I think the answer is that Mr. Obama potentially offers them something far more profound than mere moral leverage. If only symbolically, he offers nothing less than an end to black inferiority. {snip}

But white Americans have also been tormented by their stigmatization as moral inferiors, as racists. An Obama presidency would give them considerable moral leverage against this stigma.

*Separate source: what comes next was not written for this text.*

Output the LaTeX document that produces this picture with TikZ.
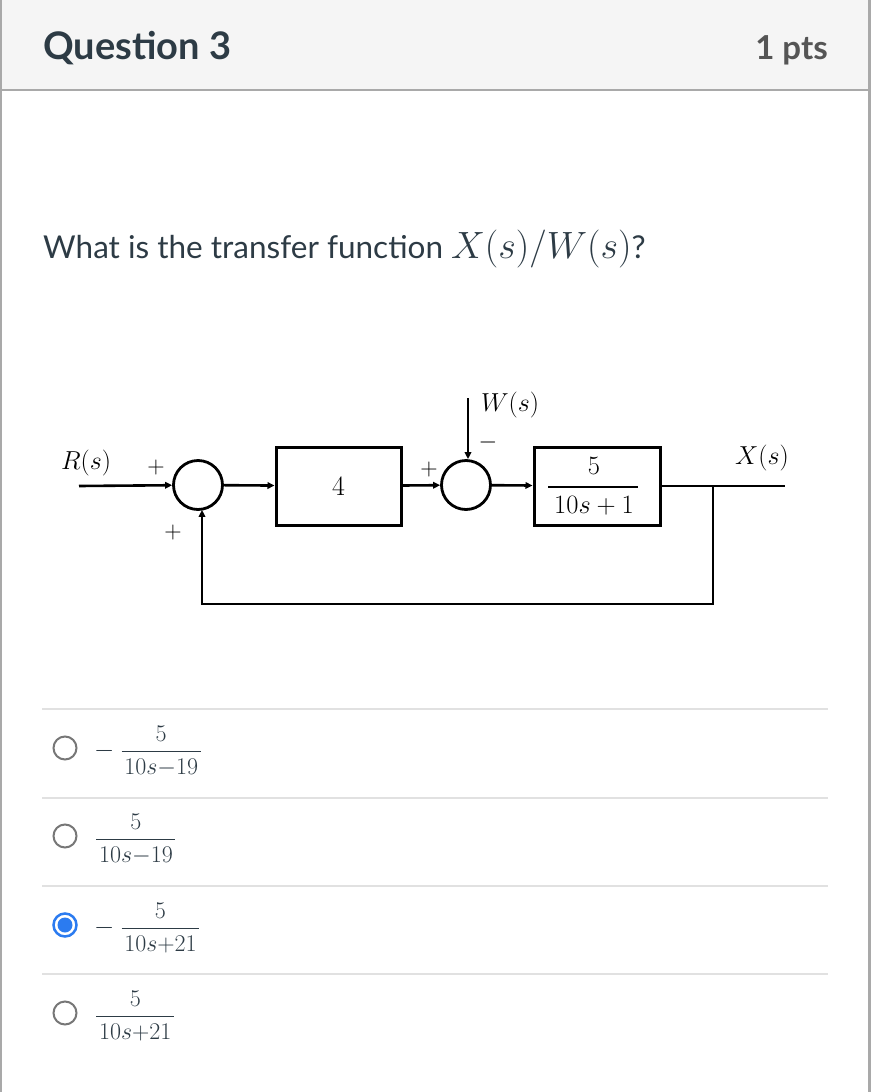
\documentclass[tikz,border=0pt]{standalone}
\usepackage{fix-cm}
\usepackage{amsmath}
\usepackage{fontspec}
\newfontfamily\lato{Lato}
\usetikzlibrary{arrows.meta,calc}
\definecolor{ink}{HTML}{2D3B45}
\definecolor{hdrbg}{HTML}{F5F5F5}
\definecolor{hdrline}{HTML}{A9A9A9}
\definecolor{sepline}{HTML}{E1E1E1}
\definecolor{radiogray}{HTML}{777777}
\definecolor{radioblue}{HTML}{2B7BF0}
\definecolor{ptsgray}{HTML}{555555}
\tikzset{
  sumnode/.style={circle,draw,line width=2.8pt,minimum size=49pt,inner sep=0pt},
  blocknode/.style={rectangle,draw,line width=3pt,inner sep=0pt},
  conn/.style={line width=2.6pt,-{Triangle[length=7pt,width=6.5pt]}},
  plainline/.style={line width=2.6pt},
  dlabel/.style={inner sep=0pt,font=\fontsize{26}{29}\selectfont},
  gainlabel/.style={inner sep=0pt,font=\fontsize{28}{31}\selectfont},
  fraclabel/.style={inner sep=0pt,font=\fontsize{26.5}{29}\selectfont},
  signlabel/.style={inner sep=0pt,font=\fontsize{24}{26}\selectfont},
  sep/.style={draw=sepline,line width=2pt},
  radio/.style={circle,draw=radiogray,line width=2pt,minimum size=23pt,inner sep=0pt},
  opttext/.style={inner sep=0pt,anchor=west,text=ink},
}
\newcommand{\optminus}{{\fontsize{26}{30}\selectfont$-$}\hspace{6pt}}
\newcommand{\optfrac}[1]{{\fontsize{24}{28}\selectfont$\displaystyle\frac{5}{\mkern2mu#1\mkern2mu}$}}
\begin{document}
\begin{tikzpicture}[x=1pt,y=-1pt]
\useasboundingbox (0,0) rectangle (878,1092);
% header
\fill[hdrbg] (0,0) rectangle (869,90);
\draw[hdrline,line width=2.5pt] (0,90) -- (869,90);
\draw[hdrline,line width=2.5pt] (1,0) -- (1,1092);
\draw[hdrline,line width=2.5pt] (869.5,0) -- (869.5,1092);
\node[anchor=base west,inner sep=0pt,text=ink,font=\lato\bfseries\fontsize{38}{44}\selectfont] (title) at (43,59) {Question 3};
\node[anchor=base east,inner sep=0pt,text=ptsgray,font=\lato\bfseries\fontsize{33}{38}\selectfont] (pts) at (828,59) {1 pts};
\node[anchor=base west,inner sep=0pt,text=ink,font=\lato\fontsize{31.5}{36}\selectfont] (question) at (43,258) {What is the transfer function {\fontsize{38}{42}\selectfont$X(s)/W(s)$}?};
% diagram
\node[sumnode] (s1) at (198,485) {};
\node[blocknode,minimum width=125pt,minimum height=78pt,gainlabel] (b1) at (338.5,486) {$4$};
\node[sumnode] (s2) at (466,485) {};
\node[blocknode,minimum width=126pt,minimum height=78pt] (b2) at (597,486) {};
\node[fraclabel] (b2num) at (594,466) {$5$};
\node[fraclabel] (b2den) at (594,506) {$10s+1$};
\draw[line width=1.4pt] (548,487) -- (638,487);
\coordinate (rin) at (79,486);
\coordinate (wtop) at (468,398);
\coordinate (junc) at (713,486);
\coordinate (xout) at (785,486);
\coordinate (fb) at (202,604);
\draw[conn] (rin) -- (s1);
\draw[conn] (s1) -- (b1);
\draw[conn] (b1) -- (s2);
\draw[conn] (s2) -- (b2);
\draw[plainline] (b2.east) -- (xout);
\draw[conn] (wtop) -- (wtop |- s2.north);
\draw[conn] (junc) |- (fb) -- ($(fb |- s1.south)+(0,-1)$);
\node[dlabel] (rlabel) at (86,463) {$R(s)$};
\node[dlabel] (wlabel) at (510,405) {$W(s)$};
\node[dlabel] (xlabel) at (762,458) {$X(s)$};
\node[signlabel] (p1) at (156,467) {$+$};
\node[signlabel] (p2) at (173,532) {$+$};
\node[signlabel] (p3) at (429,469) {$+$};
\node[signlabel] (m1) at (488,442) {$-$};
% options
\draw[sep] (42,709) -- (828,709);
\draw[sep] (42,798) -- (828,798);
\draw[sep] (42,886) -- (828,886);
\draw[sep] (42,974) -- (828,974);
\node[radio] (r1) at (65,748) {};
\node[radio] (r2) at (65,836) {};
\node[circle,draw=radioblue,line width=2.5pt,minimum size=23pt,inner sep=0pt] (r3) at (65,925) {};
\fill[radioblue] (r3.center) circle (7.5pt);
\node[radio] (r4) at (65,1013) {};
\node[opttext] (o1) at (94,751) {\optminus\optfrac{10s{-}19}};
\node[opttext] (o2) at (95,839) {\optfrac{10s{-}19}};
\node[opttext] (o3) at (94,928) {\optminus\optfrac{10s{+}21}};
\node[opttext] (o4) at (95,1016) {\optfrac{10s{+}21}};
\end{tikzpicture}
\end{document}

So it has to be acknowledged that, on the level of cultural and historical symbolism, an Obama presidency might nudge the culture forward a bit—presuming of course that he would be at least a competent president. (A less-than-competent black president would likely be a step backwards.) It would be a good thing were blacks to be more open to the power of individual responsibility. And it would surely help us all if whites were less cowed by the political correctness on black issues that protects their racial innocence at the expense of the very principles that made America great. We Americans are hungry for such a cultural shift.

{snip}

But here lies his essential contradiction: His campaign is more cultural than political. He sells himself more as a cultural breakthrough than as a candidate for office. To be a projection screen for the cultural aspirations of both blacks and whites one must be an invisible man politically. Real world politics, in their mundanity, interrupt cultural projections. And so Mr. Obama’s political invisibility—a charm that can only derive from a lack of deep political convictions—may well serve his cultural appeal, but it also makes him something of a political mess.

{snip}

Mr. Obama has already won a cultural mandate to the American presidency. And politically, he is now essentially in a contest with himself. His challenge is not Mr. McCain; it is the establishment of his own patriotism, trustworthiness and gravitas. He has to channel a little Colin Powell, and he no doubt hopes his trip to the Middle East and Europe will reflect him back to America with something of Mr. Powell’s stature. He wants even Middle America to feel comfortable as the mantle they bestow on him settles upon his shoulders.